● **Stored records**
/---

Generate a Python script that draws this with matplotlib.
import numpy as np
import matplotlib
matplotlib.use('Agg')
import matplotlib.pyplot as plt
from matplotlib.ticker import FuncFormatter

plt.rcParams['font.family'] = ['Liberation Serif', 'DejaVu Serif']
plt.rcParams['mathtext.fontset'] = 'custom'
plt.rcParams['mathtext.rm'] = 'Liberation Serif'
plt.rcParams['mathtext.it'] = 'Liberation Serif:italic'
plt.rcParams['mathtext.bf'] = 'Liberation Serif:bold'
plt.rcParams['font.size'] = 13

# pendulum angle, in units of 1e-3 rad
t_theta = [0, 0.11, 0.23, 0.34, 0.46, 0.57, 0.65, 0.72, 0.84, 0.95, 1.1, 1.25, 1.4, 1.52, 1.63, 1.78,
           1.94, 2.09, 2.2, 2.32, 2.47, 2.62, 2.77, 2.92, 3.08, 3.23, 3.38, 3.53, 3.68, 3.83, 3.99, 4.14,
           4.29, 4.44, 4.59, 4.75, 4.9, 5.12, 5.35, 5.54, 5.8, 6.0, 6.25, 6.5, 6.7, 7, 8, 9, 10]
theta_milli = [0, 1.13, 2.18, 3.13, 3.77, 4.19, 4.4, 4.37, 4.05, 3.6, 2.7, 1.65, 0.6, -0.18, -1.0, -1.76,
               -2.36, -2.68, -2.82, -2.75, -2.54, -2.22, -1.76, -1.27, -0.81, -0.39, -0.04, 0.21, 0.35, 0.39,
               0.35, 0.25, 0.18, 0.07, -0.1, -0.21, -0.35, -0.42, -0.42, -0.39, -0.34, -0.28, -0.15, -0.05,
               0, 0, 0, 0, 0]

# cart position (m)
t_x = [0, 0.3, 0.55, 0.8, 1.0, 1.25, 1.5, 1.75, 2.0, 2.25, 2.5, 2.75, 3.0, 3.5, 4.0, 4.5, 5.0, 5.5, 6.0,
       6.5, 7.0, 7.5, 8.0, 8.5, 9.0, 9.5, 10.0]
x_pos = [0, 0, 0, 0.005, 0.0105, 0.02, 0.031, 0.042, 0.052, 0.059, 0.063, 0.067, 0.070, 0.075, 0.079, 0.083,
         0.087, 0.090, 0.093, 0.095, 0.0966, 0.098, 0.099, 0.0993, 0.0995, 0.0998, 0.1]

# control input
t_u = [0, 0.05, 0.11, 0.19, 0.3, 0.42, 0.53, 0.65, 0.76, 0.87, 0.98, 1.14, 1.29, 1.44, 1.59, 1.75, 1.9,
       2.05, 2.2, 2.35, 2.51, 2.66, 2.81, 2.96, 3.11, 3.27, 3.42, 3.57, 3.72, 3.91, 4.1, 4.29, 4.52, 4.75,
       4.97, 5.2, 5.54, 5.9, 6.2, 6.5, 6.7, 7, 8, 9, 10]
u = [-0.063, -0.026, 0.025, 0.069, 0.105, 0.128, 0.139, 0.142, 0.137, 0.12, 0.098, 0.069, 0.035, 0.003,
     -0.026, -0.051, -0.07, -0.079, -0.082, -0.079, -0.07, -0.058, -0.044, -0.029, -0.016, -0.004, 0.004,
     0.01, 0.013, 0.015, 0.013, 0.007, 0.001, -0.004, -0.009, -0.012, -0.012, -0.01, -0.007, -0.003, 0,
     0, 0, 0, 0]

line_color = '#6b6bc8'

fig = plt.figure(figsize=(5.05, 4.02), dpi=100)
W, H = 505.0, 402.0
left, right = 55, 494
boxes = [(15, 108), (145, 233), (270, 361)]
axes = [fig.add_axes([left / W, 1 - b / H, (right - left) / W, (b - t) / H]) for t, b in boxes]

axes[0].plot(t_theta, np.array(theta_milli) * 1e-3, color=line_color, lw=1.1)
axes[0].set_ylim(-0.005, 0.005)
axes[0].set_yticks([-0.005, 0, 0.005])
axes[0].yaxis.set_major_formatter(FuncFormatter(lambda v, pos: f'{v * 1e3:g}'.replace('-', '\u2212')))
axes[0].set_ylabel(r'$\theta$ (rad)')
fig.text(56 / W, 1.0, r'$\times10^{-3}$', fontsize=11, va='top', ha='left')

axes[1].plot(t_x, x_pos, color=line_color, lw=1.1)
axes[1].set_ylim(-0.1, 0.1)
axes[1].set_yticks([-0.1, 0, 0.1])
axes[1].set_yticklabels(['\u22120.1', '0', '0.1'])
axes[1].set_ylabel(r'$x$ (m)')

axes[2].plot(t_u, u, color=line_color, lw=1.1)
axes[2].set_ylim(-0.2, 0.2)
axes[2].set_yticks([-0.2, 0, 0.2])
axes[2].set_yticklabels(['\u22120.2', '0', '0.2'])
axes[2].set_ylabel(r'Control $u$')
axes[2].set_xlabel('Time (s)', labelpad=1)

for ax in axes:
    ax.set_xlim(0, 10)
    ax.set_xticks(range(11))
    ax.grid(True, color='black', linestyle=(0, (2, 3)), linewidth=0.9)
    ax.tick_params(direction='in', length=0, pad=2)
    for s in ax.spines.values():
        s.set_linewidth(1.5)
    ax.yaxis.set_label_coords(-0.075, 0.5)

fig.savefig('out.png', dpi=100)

\---
/---

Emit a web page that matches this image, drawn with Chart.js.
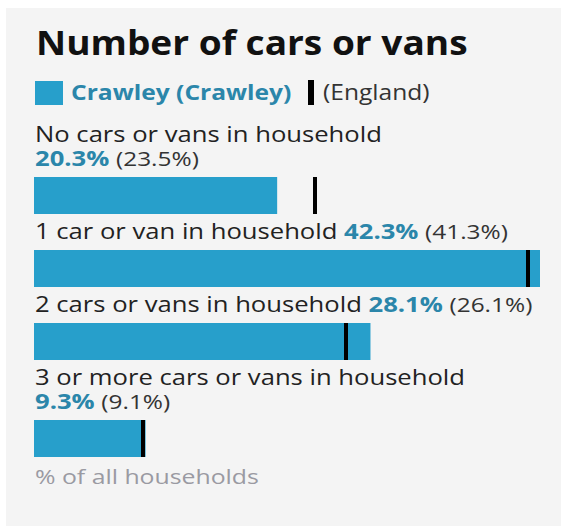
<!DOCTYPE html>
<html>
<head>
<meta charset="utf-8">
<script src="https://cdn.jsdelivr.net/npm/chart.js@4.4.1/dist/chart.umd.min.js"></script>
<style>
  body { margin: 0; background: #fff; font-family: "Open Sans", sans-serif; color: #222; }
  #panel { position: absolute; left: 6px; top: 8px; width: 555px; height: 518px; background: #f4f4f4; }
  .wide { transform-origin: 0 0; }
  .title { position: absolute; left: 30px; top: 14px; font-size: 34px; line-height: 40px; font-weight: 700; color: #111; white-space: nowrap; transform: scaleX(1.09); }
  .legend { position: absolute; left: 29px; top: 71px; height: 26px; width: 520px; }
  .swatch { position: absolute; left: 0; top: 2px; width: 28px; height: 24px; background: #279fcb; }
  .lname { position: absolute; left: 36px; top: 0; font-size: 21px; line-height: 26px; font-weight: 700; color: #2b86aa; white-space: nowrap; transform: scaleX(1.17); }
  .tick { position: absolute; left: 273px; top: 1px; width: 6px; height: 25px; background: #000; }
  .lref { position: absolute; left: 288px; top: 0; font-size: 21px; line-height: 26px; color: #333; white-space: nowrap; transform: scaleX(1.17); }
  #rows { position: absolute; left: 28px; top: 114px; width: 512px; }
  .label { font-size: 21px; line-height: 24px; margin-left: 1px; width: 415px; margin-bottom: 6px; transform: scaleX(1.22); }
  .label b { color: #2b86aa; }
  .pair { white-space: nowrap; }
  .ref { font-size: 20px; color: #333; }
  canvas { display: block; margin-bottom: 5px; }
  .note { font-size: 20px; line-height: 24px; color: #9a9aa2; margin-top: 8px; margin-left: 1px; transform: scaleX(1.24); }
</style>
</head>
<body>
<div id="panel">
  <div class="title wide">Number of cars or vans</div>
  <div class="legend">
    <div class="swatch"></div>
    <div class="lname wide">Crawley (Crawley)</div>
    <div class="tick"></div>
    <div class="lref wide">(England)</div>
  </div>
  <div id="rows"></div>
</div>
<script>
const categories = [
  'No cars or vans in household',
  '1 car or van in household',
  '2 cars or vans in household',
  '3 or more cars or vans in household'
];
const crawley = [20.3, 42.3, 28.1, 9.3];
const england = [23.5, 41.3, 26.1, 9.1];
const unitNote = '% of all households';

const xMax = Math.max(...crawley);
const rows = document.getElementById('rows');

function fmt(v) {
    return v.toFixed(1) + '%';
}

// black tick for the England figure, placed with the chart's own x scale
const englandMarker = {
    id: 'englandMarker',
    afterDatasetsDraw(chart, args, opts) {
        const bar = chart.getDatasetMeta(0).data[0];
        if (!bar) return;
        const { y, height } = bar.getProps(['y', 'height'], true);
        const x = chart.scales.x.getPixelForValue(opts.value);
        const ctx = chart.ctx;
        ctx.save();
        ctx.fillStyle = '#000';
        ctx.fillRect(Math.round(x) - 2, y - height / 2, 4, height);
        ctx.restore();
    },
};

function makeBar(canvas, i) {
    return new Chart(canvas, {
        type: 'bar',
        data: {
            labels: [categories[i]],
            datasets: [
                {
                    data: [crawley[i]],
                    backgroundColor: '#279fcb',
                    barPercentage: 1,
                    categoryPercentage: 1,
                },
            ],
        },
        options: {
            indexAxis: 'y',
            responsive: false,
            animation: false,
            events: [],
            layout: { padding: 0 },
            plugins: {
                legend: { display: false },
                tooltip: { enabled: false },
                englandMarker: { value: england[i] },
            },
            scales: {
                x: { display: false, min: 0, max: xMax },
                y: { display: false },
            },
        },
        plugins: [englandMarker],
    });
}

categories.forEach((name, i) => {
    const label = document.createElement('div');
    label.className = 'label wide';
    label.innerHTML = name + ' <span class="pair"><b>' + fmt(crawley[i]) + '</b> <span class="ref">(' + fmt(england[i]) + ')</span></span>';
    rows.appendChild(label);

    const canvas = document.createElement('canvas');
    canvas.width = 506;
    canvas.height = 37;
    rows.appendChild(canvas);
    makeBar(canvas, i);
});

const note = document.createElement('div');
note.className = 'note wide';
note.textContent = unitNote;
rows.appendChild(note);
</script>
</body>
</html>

\---

● **AIM**
Provide an exact reproduction of only those lines that start at the line containing "Generate a Python" and end at the line containing "0.0995, 0.0998, 0.1]", inclusive.

● **TASK ANSWER**
Generate a Python script that draws this with matplotlib.
import numpy as np
import matplotlib
matplotlib.use('Agg')
import matplotlib.pyplot as plt
from matplotlib.ticker import FuncFormatter

plt.rcParams['font.family'] = ['Liberation Serif', 'DejaVu Serif']
plt.rcParams['mathtext.fontset'] = 'custom'
plt.rcParams['mathtext.rm'] = 'Liberation Serif'
plt.rcParams['mathtext.it'] = 'Liberation Serif:italic'
plt.rcParams['mathtext.bf'] = 'Liberation Serif:bold'
plt.rcParams['font.size'] = 13

# pendulum angle, in units of 1e-3 rad
t_theta = [0, 0.11, 0.23, 0.34, 0.46, 0.57, 0.65, 0.72, 0.84, 0.95, 1.1, 1.25, 1.4, 1.52, 1.63, 1.78,
           1.94, 2.09, 2.2, 2.32, 2.47, 2.62, 2.77, 2.92, 3.08, 3.23, 3.38, 3.53, 3.68, 3.83, 3.99, 4.14,
           4.29, 4.44, 4.59, 4.75, 4.9, 5.12, 5.35, 5.54, 5.8, 6.0, 6.25, 6.5, 6.7, 7, 8, 9, 10]
theta_milli = [0, 1.13, 2.18, 3.13, 3.77, 4.19, 4.4, 4.37, 4.05, 3.6, 2.7, 1.65, 0.6, -0.18, -1.0, -1.76,
               -2.36, -2.68, -2.82, -2.75, -2.54, -2.22, -1.76, -1.27, -0.81, -0.39, -0.04, 0.21, 0.35, 0.39,
               0.35, 0.25, 0.18, 0.07, -0.1, -0.21, -0.35, -0.42, -0.42, -0.39, -0.34, -0.28, -0.15, -0.05,
               0, 0, 0, 0, 0]

# cart position (m)
t_x = [0, 0.3, 0.55, 0.8, 1.0, 1.25, 1.5, 1.75, 2.0, 2.25, 2.5, 2.75, 3.0, 3.5, 4.0, 4.5, 5.0, 5.5, 6.0,
       6.5, 7.0, 7.5, 8.0, 8.5, 9.0, 9.5, 10.0]
x_pos = [0, 0, 0, 0.005, 0.0105, 0.02, 0.031, 0.042, 0.052, 0.059, 0.063, 0.067, 0.070, 0.075, 0.079, 0.083,
         0.087, 0.090, 0.093, 0.095, 0.0966, 0.098, 0.099, 0.0993, 0.0995, 0.0998, 0.1]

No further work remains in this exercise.